▸ Raw data

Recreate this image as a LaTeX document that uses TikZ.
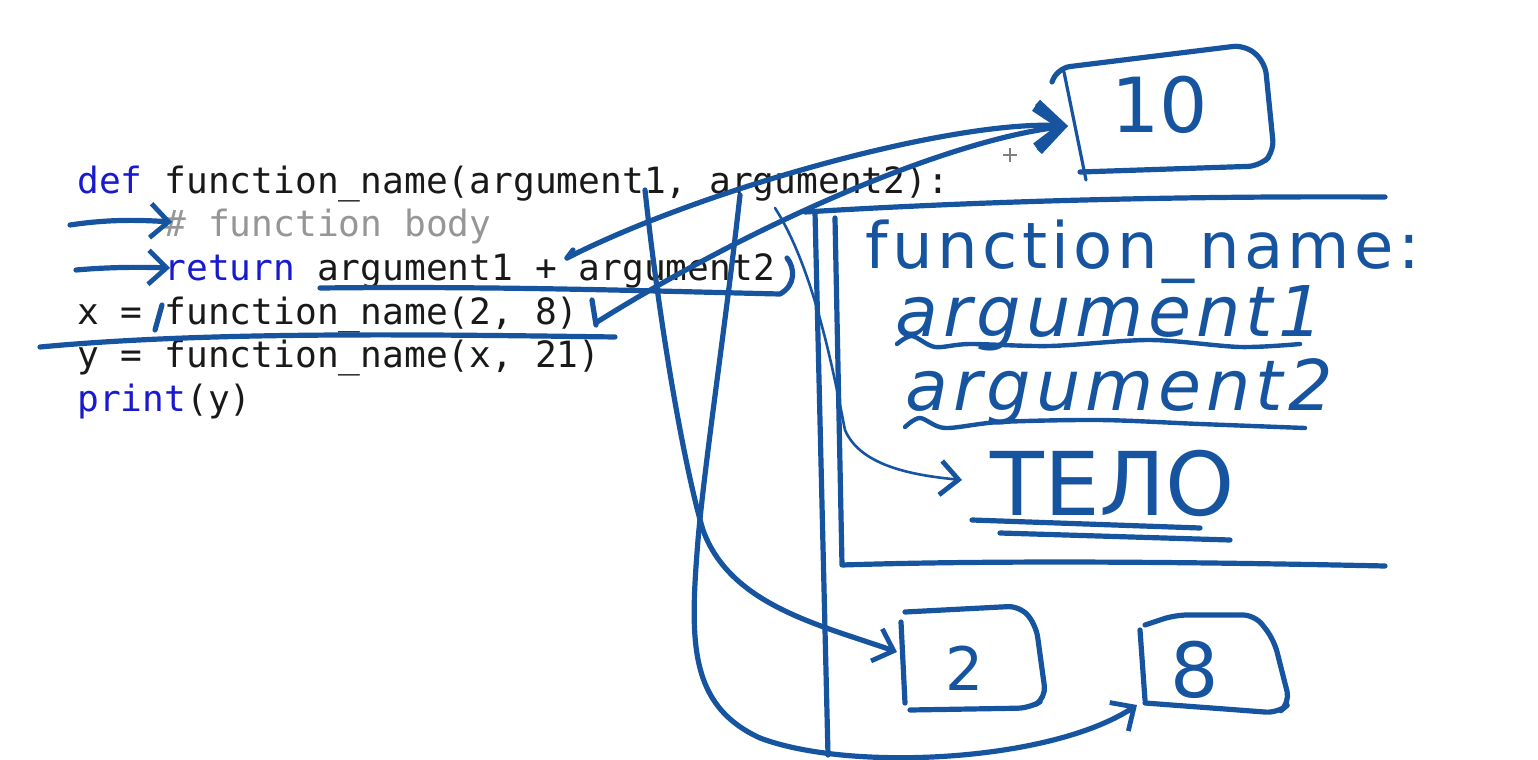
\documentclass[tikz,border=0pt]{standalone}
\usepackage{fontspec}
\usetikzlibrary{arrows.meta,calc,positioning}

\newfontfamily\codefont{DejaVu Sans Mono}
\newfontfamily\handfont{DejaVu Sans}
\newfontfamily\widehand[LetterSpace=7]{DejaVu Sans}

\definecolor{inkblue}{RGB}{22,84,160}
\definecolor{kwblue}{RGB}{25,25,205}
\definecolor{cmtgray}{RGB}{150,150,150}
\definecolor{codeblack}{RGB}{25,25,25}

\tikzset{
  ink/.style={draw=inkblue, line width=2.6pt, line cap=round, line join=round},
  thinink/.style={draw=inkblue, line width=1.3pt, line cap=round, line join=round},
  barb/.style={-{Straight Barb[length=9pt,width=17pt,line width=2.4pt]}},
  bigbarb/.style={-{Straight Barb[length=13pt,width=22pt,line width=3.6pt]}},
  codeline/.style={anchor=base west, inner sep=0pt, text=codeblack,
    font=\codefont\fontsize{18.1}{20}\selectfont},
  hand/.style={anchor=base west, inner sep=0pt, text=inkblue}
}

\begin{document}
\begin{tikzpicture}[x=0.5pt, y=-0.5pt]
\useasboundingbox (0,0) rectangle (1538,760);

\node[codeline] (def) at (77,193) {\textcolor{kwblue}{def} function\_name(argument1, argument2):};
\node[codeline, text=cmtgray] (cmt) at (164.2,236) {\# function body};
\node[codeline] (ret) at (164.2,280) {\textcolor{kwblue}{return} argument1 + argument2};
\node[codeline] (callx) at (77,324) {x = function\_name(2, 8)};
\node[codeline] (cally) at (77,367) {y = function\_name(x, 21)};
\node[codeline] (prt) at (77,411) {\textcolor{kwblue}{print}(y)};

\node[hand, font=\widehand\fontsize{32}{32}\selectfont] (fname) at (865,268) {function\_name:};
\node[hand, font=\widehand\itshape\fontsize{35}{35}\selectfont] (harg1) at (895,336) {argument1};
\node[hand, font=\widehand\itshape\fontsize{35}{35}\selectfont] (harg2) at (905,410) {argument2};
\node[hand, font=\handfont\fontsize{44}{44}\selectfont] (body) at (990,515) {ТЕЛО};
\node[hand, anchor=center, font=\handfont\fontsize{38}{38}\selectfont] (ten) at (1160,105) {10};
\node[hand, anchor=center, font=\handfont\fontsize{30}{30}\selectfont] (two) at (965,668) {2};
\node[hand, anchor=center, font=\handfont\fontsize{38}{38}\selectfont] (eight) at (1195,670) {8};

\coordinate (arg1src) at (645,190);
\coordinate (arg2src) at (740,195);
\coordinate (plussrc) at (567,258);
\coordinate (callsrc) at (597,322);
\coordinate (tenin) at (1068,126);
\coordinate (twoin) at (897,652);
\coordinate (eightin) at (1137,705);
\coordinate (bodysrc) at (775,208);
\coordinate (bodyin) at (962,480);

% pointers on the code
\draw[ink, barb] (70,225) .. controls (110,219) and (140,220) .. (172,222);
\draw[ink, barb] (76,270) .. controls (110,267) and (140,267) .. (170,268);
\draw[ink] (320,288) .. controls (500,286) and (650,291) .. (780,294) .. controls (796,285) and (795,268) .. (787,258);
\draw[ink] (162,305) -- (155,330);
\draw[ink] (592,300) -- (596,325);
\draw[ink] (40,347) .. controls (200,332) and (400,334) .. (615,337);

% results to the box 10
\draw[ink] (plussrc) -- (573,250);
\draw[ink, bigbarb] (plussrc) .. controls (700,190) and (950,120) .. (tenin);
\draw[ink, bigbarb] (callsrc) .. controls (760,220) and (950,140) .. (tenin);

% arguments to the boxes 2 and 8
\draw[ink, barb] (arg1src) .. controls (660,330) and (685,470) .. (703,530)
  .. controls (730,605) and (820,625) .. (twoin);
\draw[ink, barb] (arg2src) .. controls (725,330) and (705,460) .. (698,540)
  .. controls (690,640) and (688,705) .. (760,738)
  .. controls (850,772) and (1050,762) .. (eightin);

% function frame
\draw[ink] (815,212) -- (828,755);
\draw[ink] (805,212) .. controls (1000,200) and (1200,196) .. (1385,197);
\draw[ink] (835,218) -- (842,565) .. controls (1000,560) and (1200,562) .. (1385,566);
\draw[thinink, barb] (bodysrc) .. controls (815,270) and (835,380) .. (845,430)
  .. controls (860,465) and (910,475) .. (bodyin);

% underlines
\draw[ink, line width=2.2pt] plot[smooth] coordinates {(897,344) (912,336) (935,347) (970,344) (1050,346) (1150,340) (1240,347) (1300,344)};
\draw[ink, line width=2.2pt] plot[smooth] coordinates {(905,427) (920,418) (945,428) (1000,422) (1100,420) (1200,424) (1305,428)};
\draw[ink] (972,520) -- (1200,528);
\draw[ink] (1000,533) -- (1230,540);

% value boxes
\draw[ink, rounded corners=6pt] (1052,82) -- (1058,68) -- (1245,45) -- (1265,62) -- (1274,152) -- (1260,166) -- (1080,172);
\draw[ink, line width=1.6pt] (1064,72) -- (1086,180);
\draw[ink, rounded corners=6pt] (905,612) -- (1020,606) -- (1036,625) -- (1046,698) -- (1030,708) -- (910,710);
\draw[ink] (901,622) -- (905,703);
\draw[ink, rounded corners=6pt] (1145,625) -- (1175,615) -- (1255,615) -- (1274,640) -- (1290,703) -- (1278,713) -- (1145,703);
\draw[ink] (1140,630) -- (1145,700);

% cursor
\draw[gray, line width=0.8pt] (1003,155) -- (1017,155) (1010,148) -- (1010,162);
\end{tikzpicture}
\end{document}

...

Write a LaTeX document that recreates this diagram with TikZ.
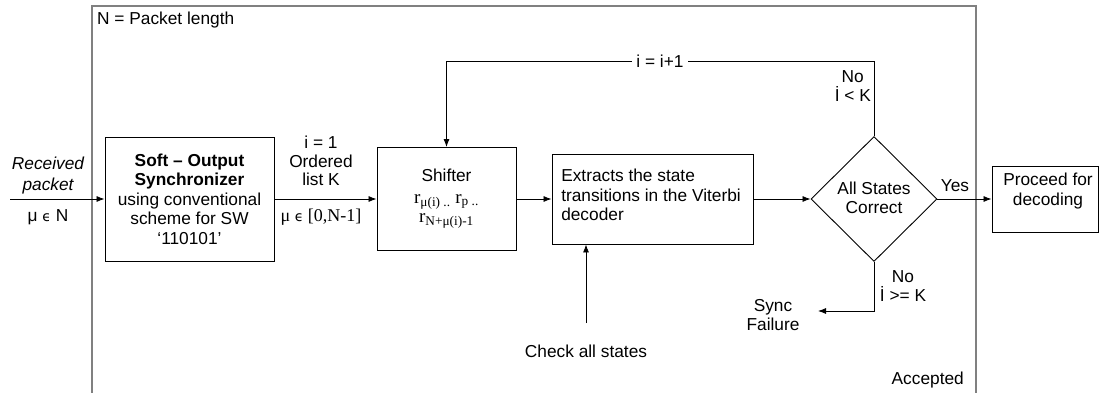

---

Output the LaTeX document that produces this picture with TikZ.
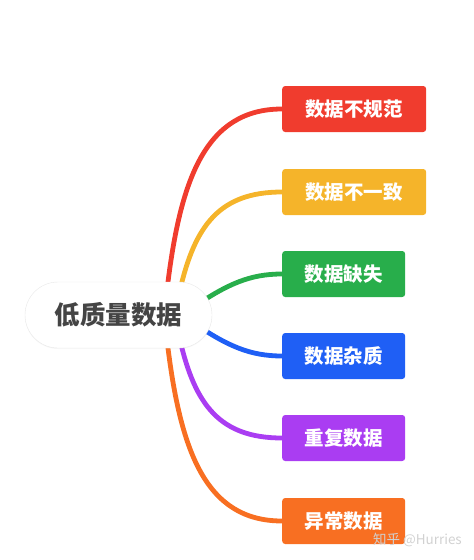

▸ What is being asked
Search the data above for lines holding "that" and copy each of them.

▸ Full answer
Recreate this image as a LaTeX document that uses TikZ.
Write a LaTeX document that recreates this diagram with TikZ.
Output the LaTeX document that produces this picture with TikZ.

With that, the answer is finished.